What Makes a Backtest Reliable?

A reliable backtest does not mean a profitable-looking one. It means the method, the data, and the review process are strong enough that the conclusion deserves real weight.

Traders often ask whether a backtest is good when the more useful question is whether it is reliable. A backtest can look good and still be weak evidence if the method was loose, the sample was narrow, or the review process was too eager to confirm the idea.

Reliable backtests start with clear strategy rules

The first requirement is rule clarity. If the entry, risk, and exit logic were not explicit before testing began, the result is partly measuring the trader’s selective judgment rather than one stable method.

This is also where realistic handling of slippage, spread, and fees begins. If costs are an afterthought, the rules are not yet complete enough to support a strong conclusion.

A reliable sample is broad enough to challenge the strategy

Reliability depends heavily on what kind of data the strategy had to survive. A short or unusually favorable sample may produce a clean result without really exposing the logic to enough adversity.

  • enough trades to judge the idea meaningfully
  • more than one market regime
  • relevant symbols or instruments where appropriate
  • history that reflects the timeframe and style of the strategy

This is why overfitting in backtesting is such a reliability problem. A strategy can appear strong because it matched one narrow slice of history unusually well, not because the underlying logic is broadly sound.

Reliability requires realistic assumptions, not ideal ones

A trustworthy backtest should make the strategy earn its result under plausible conditions. That includes trading friction, position sizing assumptions, and execution logic that does not quietly assume the best possible fill on every trade.

TradingView’s note on historical intraday data bars and limits is a useful reminder that data availability itself is part of the testing constraint. A backtest is only as reliable as the historical context it can actually examine.

A reliable conclusion comes from honest review

Even a decent test can be ruined by weak review.

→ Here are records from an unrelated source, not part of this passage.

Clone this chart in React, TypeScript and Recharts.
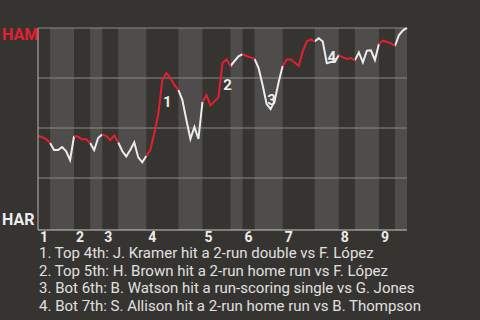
import { LineChart, Line, XAxis, YAxis, ReferenceArea, ReferenceLine, ReferenceDot } from "recharts"

// HAM win probability after each play
const hamWinProb = [
    0.46, 0.455, 0.445, 0.425, 0.39, 0.39, 0.405, 0.385, 0.34, 0.46,
    0.456, 0.443, 0.445, 0.425, 0.39, 0.45, 0.468, 0.46, 0.44, 0.463,
    0.428, 0.385, 0.358, 0.39, 0.428, 0.353, 0.328, 0.36, 0.39, 0.475,
    0.57, 0.74, 0.775, 0.75, 0.715, 0.69, 0.64, 0.54, 0.445, 0.505,
    0.445, 0.63, 0.665, 0.613, 0.633, 0.653, 0.825, 0.843, 0.81, 0.835,
    0.858, 0.869, 0.86, 0.853, 0.845, 0.8, 0.715, 0.62, 0.594, 0.635,
    0.73, 0.81, 0.843, 0.843, 0.828, 0.81, 0.883, 0.933, 0.943, 0.933,
    0.949, 0.932, 0.824, 0.83, 0.83, 0.865, 0.853, 0.845, 0.85, 0.838,
    0.878, 0.828, 0.887, 0.888, 0.84, 0.92, 0.937, 0.93, 0.923, 0.91,
    0.965, 0.988, 1.0,
]

// play index where each half inning starts (last one = final play)
const halfInningBounds = [0, 3, 9, 13, 16, 20, 27, 35, 41, 48, 51, 54, 61, 69, 75, 79, 85, 89, 92]
const inningLabels = ["1", "2", "3", "4", "5", "6", "7", "8", "9"]
const gridValues = [0.25, 0.5, 0.75, 1]

const keyPlays = [31, 46, 57, 72]
const keyPlayNotes = [
    "Top 4th: J. Kramer hit a 2-run double vs F. López",
    "Top 5th: H. Brown hit a 2-run home run vs F. López",
    "Bot 6th: B. Watson hit a run-scoring single vs G. Jones",
    "Bot 7th: S. Allison hit a 2-run home run vs B. Thompson",
]

const RED = "#e5202e"
const WHITE = "#ececec"
const BG = "#363431"
const BAND = "#4e4d4b"
const FONT = "Roboto, 'Noto Sans', sans-serif"

const data = hamWinProb.map((v, i) => {
    let top: number | null = null
    let bot: number | null = null
    for (let k = 0; k < halfInningBounds.length - 1; k++) {
        if (i >= halfInningBounds[k] && i <= halfInningBounds[k + 1]) {
            if (k % 2 === 0) top = v
            else bot = v
        }
    }
    return { play: i, top, bot }
})

const inningStarts = halfInningBounds.filter((_, k) => k % 2 === 0).slice(0, inningLabels.length)
const lastPlay = halfInningBounds[halfInningBounds.length - 1]

function InningTick(props: any) {
    const { x, y, payload } = props
    const idx = inningStarts.indexOf(payload.value)
    return (
        <text x={x + 2} y={y + 12} textAnchor="start" fill={WHITE} fontSize={14} fontWeight="bold" fontFamily={FONT}>
            {inningLabels[idx]}
        </text>
    )
}

function TeamTick(props: any) {
    const { y, payload } = props
    const isHam = payload.value === 1
    return (
        <text x={2} y={isHam ? y + 12 : y - 3} textAnchor="start" fill={isHam ? RED : WHITE}
            fontSize={16} fontWeight="bold" fontFamily={FONT}>
            {isHam ? "HAM" : "HAR"}
        </text>
    )
}

export default function App() {
    return (
        <div style={{ position: "fixed", left: 0, top: 0, width: 480, height: 320, background: BG, overflow: "hidden" }}>
            <LineChart width={480} height={245} data={data} margin={{ top: 28, right: 73, bottom: 0, left: 0 }}>
                <XAxis type="number" dataKey="play" domain={[0, lastPlay]} ticks={inningStarts} interval={0}
                    tickLine={false} tickSize={0} tickMargin={0} height={15} axisLine={{ stroke: "#c8c8c8" }}
                    tick={<InningTick />} />
                <YAxis type="number" domain={[-0.01, 1]} ticks={[0, 1]} width={38} tickLine={false}
                    tickSize={0} tickMargin={0} axisLine={{ stroke: "#b8b8b8" }} tick={<TeamTick />} />
                {halfInningBounds.slice(0, -1).map((b, k) =>
                    k % 2 === 1 ? (
                        <ReferenceArea key={"band" + k} x1={b} x2={halfInningBounds[k + 1]} y1={-0.01} y2={1}
                            fill={BAND} fillOpacity={1} stroke="none" />
                    ) : null
                )}
                {gridValues.map((g) => (
                    <ReferenceLine key={"g" + g} y={g} stroke="#8a8986" strokeWidth={1} />
                ))}
                <Line type="linear" dataKey="bot" stroke={WHITE} strokeWidth={2} dot={false}
                    isAnimationActive={false} connectNulls={false} />
                <Line type="linear" dataKey="top" stroke={RED} strokeWidth={2} dot={false}
                    isAnimationActive={false} connectNulls={false} />
                {keyPlays.map((p, n) => (
                    <ReferenceDot key={"kp" + n} x={p - 0.5} y={(hamWinProb[p - 1] + hamWinProb[p]) / 2} r={1}
                        fill="none" stroke="none"
                        label={{
                            value: String(n + 1),
                            content: (lp: any) => {
                                const vb = lp.viewBox
                                return (
                                    <text x={vb.x + vb.width / 2 + 7} y={vb.y + vb.height / 2 + 5}
                                        textAnchor="middle" dominantBaseline="central" fill={WHITE}
                                        fontSize={15} fontWeight="bold" fontFamily={FONT}>
                                        {n + 1}
                                    </text>
                                )
                            },
                        }} />
                ))}
            </LineChart>
            <div style={{ position: "absolute", left: 39, top: 245, fontFamily: FONT, fontSize: 15, lineHeight: "17.7px", color: "#e0e0e0", whiteSpace: "nowrap" }}>
                {keyPlayNotes.map((t, i) => (
                    <div key={i}>{i + 1}. {t}</div>
                ))}
            </div>
        </div>
    )
}
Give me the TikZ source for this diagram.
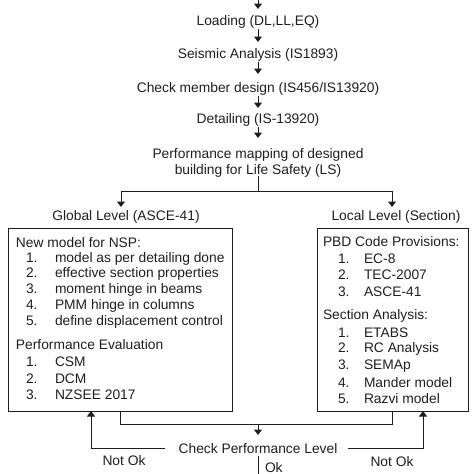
\documentclass[tikz,border=0pt]{standalone}
\usepackage{fontspec}
\setmainfont{Liberation Sans}
\usetikzlibrary{arrows.meta}
\definecolor{ink}{RGB}{30,30,30}
\begin{document}
\begin{tikzpicture}[x=1pt,y=-1pt,
  every node/.style={inner sep=0pt, outer sep=0pt, font=\fontsize{13.8}{16}\selectfont, text=ink},
  lbl/.style={anchor=base},
  lblw/.style={anchor=base west},
  line/.style={draw=ink, line width=1pt},
  arr/.style={line, -{Triangle[width=8pt,length=5.5pt]}},
  panel/.style={draw=ink, line width=1pt, minimum height=183pt}
]
\useasboundingbox (0,0) rectangle (474,474);
% main chain
\coordinate (top) at (258,0);
\node[lbl] (load)   at (258,25)  {Loading (DL,LL,EQ)};
\node[lbl] (seis)   at (258,58)  {Seismic Analysis (IS1893)};
\node[lbl] (cmd)    at (258,92)  {Check member design (IS456/IS13920)};
\node[lbl] (detail) at (258,123) {Detailing (IS-13920)};
\node[lbl] (perfa)  at (258,158) {Performance mapping of designed};
\node[lbl] (perfb)  at (258,174) {building for Life Safety (LS)};
\draw[arr, shorten >=6pt] (top) -- (load.north);
\draw[arr, shorten <=1pt, shorten >=6pt] (load.south) -- (seis.north);
\draw[arr, shorten <=1pt, shorten >=8pt] (seis.south) -- (cmd.north);
\draw[arr, shorten <=1pt, shorten >=5pt] (cmd.south) -- (detail.north);
\draw[arr, shorten <=1pt, shorten >=10pt] (detail.south) -- (perfa.north);
% branch
\node[lbl] (glob) at (126,220) {Global Level (ASCE-41)};
\node[lbl] (loc)  at (396,220) {Local Level (Section)};
\coordinate (br) at (258,191);
\coordinate (gtip) at (121,207);
\coordinate (rtip) at (392,207);
\draw[line, shorten <=-1pt] (perfb.south) -- (br);
\draw[arr] (br) -| (gtip);
\draw[arr] (br) -| (rtip);
% boxes
\node[panel, minimum width=224pt] (lbox) at (120,319.5) {};
\node[panel, minimum width=151pt] (rbox) at (392.5,319.5) {};
% left box content
\node[lblw] (nsp) at (16,247) {New model for NSP:};
\node[lblw] (ln1) at (26,262) {1.};
\node[lblw] (lt1) at (55,262) {model as per detailing done};
\node[lblw] (ln2) at (26,277) {2.};
\node[lblw] (lt2) at (55,277) {effective section properties};
\node[lblw] (ln3) at (26,293) {3.};
\node[lblw] (lt3) at (55,293) {moment hinge in beams};
\node[lblw] (ln4) at (26,309) {4.};
\node[lblw] (lt4) at (55,309) {PMM hinge in columns};
\node[lblw] (ln5) at (26,325) {5.};
\node[lblw] (lt5) at (55,325) {define displacement control};
\node[lblw] (pev) at (16,349) {Performance Evaluation};
\node[lblw] (pn1) at (26,366) {1.};
\node[lblw] (pt1) at (55,366) {CSM};
\node[lblw] (pn2) at (26,383) {2.};
\node[lblw] (pt2) at (55,383) {DCM};
\node[lblw] (pn3) at (26,399) {3.};
\node[lblw] (pt3) at (55,399) {NZSEE 2017};
% right box content
\node[lblw] (pbd) at (323,246) {PBD Code Provisions:};
\node[lblw] (rn1) at (338,263) {1.};
\node[lblw] (rt1) at (364,263) {EC-8};
\node[lblw] (rn2) at (338,279) {2.};
\node[lblw] (rt2) at (364,279) {TEC-2007};
\node[lblw] (rn3) at (338,296) {3.};
\node[lblw] (rt3) at (364,296) {ASCE-41};
\node[lblw] (sec) at (323,319) {Section Analysis:};
\node[lblw] (sn1) at (338,337) {1.};
\node[lblw] (st1) at (364,337) {ETABS};
\node[lblw] (sn2) at (338,352) {2.};
\node[lblw] (st2) at (364,352) {RC Analysis};
\node[lblw] (sn3) at (338,369) {3.};
\node[lblw] (st3) at (364,369) {SEMAp};
\node[lblw] (sn4) at (338,387) {4.};
\node[lblw] (st4) at (364,387) {Mander model};
\node[lblw] (sn5) at (338,403) {5.};
\node[lblw] (st5) at (364,403) {Razvi model};
% bottom
\node[lbl] (cpl) at (258,453) {Check Performance Level};
\coordinate (lj) at (120,424);
\coordinate (rj) at (392,424);
\coordinate (mj) at (258,424);
\draw[line] (lbox.south) -- (lj) -- (rj) -- (rj |- rbox.south);
\draw[arr, shorten >=8pt] (mj) -- (cpl.north);
\coordinate (lup) at (91,411);
\coordinate (rup) at (423,411);
\draw[arr] ([xshift=-14pt]cpl.west) -| (lup);
\draw[arr] ([xshift=11pt]cpl.east) -| (rup);
\node[lbl] (notl) at (124,465) {Not Ok};
\node[lbl] (notr) at (392,466) {Not Ok};
\coordinate (okend) at (258,474);
\draw[line, shorten <=3pt] (cpl.south) -- (okend);
\node[lblw] (ok) at (265,472) {Ok};
\end{tikzpicture}
\end{document}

Traders often stop at headline profit and never ask whether the path to that outcome was stable, repeatable, or dependent on a few flattering outliers.

  • review drawdown, not just net profit
  • look at trade distribution, not only averages
  • check whether the result survives across periods
  • ask whether the strategy still makes sense in plain language

Unreliable backtest

Loose rules, narrow history, idealized fills, and a review focused on one big number.

Reliable backtest

Clear rules, tested under challenge, with enough realism that the result deserves trust.

Best use

Treat reliability as a checklist before treating profitability as a conclusion.

A reliable backtest does not guarantee future success. It does something more basic and more important: it gives you evidence that is strong enough to justify the next step in the evaluation process.

Reliability comes before optimism

If the backtest is not methodologically reliable, the profit curve does not carry much weight. Strong decisions start with trustworthy evidence.